Mitigating Errors in Real Systems

When dealing with non-ideal gases, high pressures, or humidity, corrections must be applied. Engineers often use compressibility factors Z derived from the Redlich-Kwong or Peng-Robinson equations of state. Using these, the real-gas work becomes \(W = \int Z P dV\). Although the integral lacks a simple closed form, numerical integration with discretized P-V data provides accurate results. The calculator presented here can still serve as a baseline: by comparing real-gas numerical results to ideal-gas outputs, engineers gauge the magnitude of non-ideal behavior.

Advanced Techniques for Work Integration

For dynamic simulations, finite difference methods discretize the volume path into thousands of steps, applying the equation \(W = \sum P_i \Delta V_i\). Each step uses a pressure predicted by simultaneous energy equations. The resulting dataset naturally feeds into Chart.js visualizations similar to the one embedded in this page, giving intuitive feedback on state trajectories. Such visual feedback is crucial during design reviews, where stakeholders must verify that expansion and compression remain within safe operating envelopes.
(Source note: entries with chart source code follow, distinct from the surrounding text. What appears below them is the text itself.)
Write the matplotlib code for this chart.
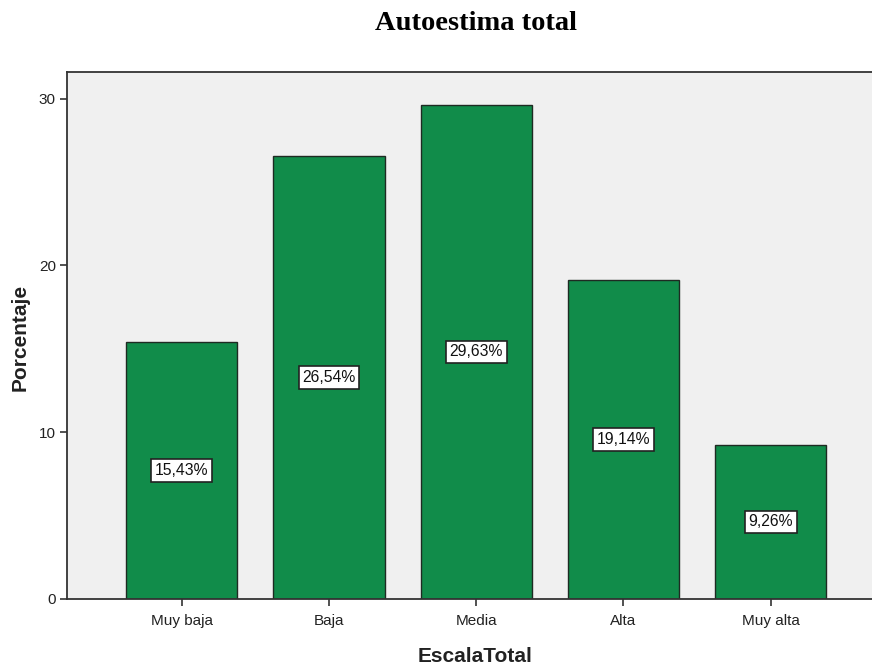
import matplotlib
matplotlib.use("Agg")
import matplotlib.pyplot as plt

categories = ["Muy baja", "Baja", "Media", "Alta", "Muy alta"]
percentages = [15.43, 26.54, 29.63, 19.14, 9.26]
y_ticks = [0, 10, 20, 30]

fig = plt.figure(figsize=(8.72, 6.67), dpi=100)
ax = fig.add_axes([67 / 872, 68 / 667, 1 - 67 / 872 + 0.002, (599 - 72) / 667])
ax.set_facecolor("#F0F0F0")

x = list(range(len(categories)))
ax.bar(x, percentages, width=0.755, color="#118C4A", edgecolor="#1E2A22", linewidth=1.0, zorder=2)

for xi, v in zip(x, percentages):
    ax.text(xi, v / 2, f"{v:.2f}".replace(".", ",") + "%", ha="center", va="center",
            fontsize=11.3, family="Liberation Sans", color="#111111", zorder=3,
            bbox=dict(boxstyle="square,pad=0.24", facecolor="white", edgecolor="#222222", linewidth=1.2))

ax.set_xlim(-0.78, 4.70)
ax.set_ylim(0, 31.6)
ax.set_xticks(x)
ax.set_xticklabels(categories, fontsize=11, family="Liberation Sans", color="#222222")
ax.set_yticks(y_ticks)
ax.set_yticklabels([str(t) for t in y_ticks], fontsize=11, family="Liberation Sans", color="#222222")
ax.tick_params(axis="both", direction="out", length=5, width=1.2, color="#333333", pad=3)
ax.tick_params(axis="x", pad=6)

for side in ("left", "bottom", "top"):
    ax.spines[side].set_color("#333333")
    ax.spines[side].set_linewidth(1.3)
ax.spines["right"].set_visible(False)

fig.text(475 / 872, 1 - 656 / 667, "EscalaTotal", ha="center", va="center",
         fontsize=15, fontweight="bold", family="Liberation Sans", color="#222222")
fig.text(20 / 872, 1 - 337 / 667, "Porcentaje", ha="center", va="center", rotation=90,
         fontsize=15, fontweight="bold", family="Liberation Sans", color="#222222")

fig.text(476 / 872, 1 - 24 / 667, "Autoestima total", ha="center", va="center",
         fontsize=20.5, fontweight="bold", family="Liberation Serif", color="black")

fig.savefig("out.png", dpi=100)
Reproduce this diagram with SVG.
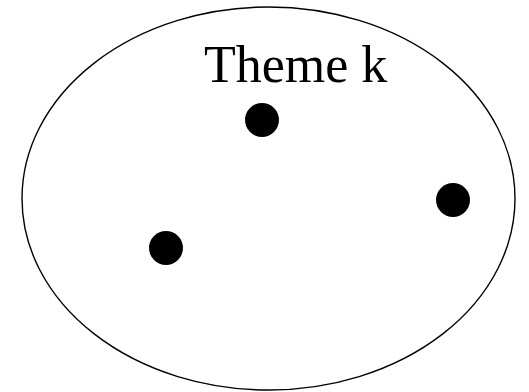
<svg xmlns="http://www.w3.org/2000/svg" width="529" height="392" viewBox="0 0 529 392">
<style>
.dot{fill:#000}
.lbl{font-family:"Liberation Serif","Times New Roman",serif;font-size:52px;fill:#000}
</style>
<rect width="529" height="392" fill="#fff"/>
<g id="theme">
<ellipse cx="268.5" cy="198.5" rx="246.5" ry="191.5" fill="none" stroke="#000" stroke-width="1.4"/>
<text class="lbl" x="204" y="82">Theme k</text>
</g>
<g id="p1"><circle class="dot" cx="262" cy="120" r="17"/></g>
<g id="p2"><circle class="dot" cx="453" cy="200" r="17"/></g>
<g id="p3"><circle class="dot" cx="166" cy="248" r="17"/></g>
<g id="connectors"></g>
</svg>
Another sophisticated approach uses enthalpy-based methods. Rather than integrating pressure-volume work directly, analysts consider the change in enthalpy \(h = u + P v\). When the process is steady flow, the first law reduces to \(W_{\text{shaft}} = \dot{m} (h_1 – h_2) + \frac{\dot{m}}{2}(V_1^2 – V_2^2) + \dot{m} g (z_1 – z_2)\). This relationship, widely used in turbomachinery, highlights how mechanical work couples with kinetic and potential energy changes. Although the calculator focuses on closed systems, the underlying philosophy of energy conservation remains identical.

Ultimately, understanding how to calculate work done in Joules when a gas changes volume empowers engineers to design safer pressure vessels, more efficient engines, and reliable laboratory experiments. By pairing accurate thermodynamic models with visualization tools, professionals can test scenarios faster and make evidence-based decisions during research, development, and operations.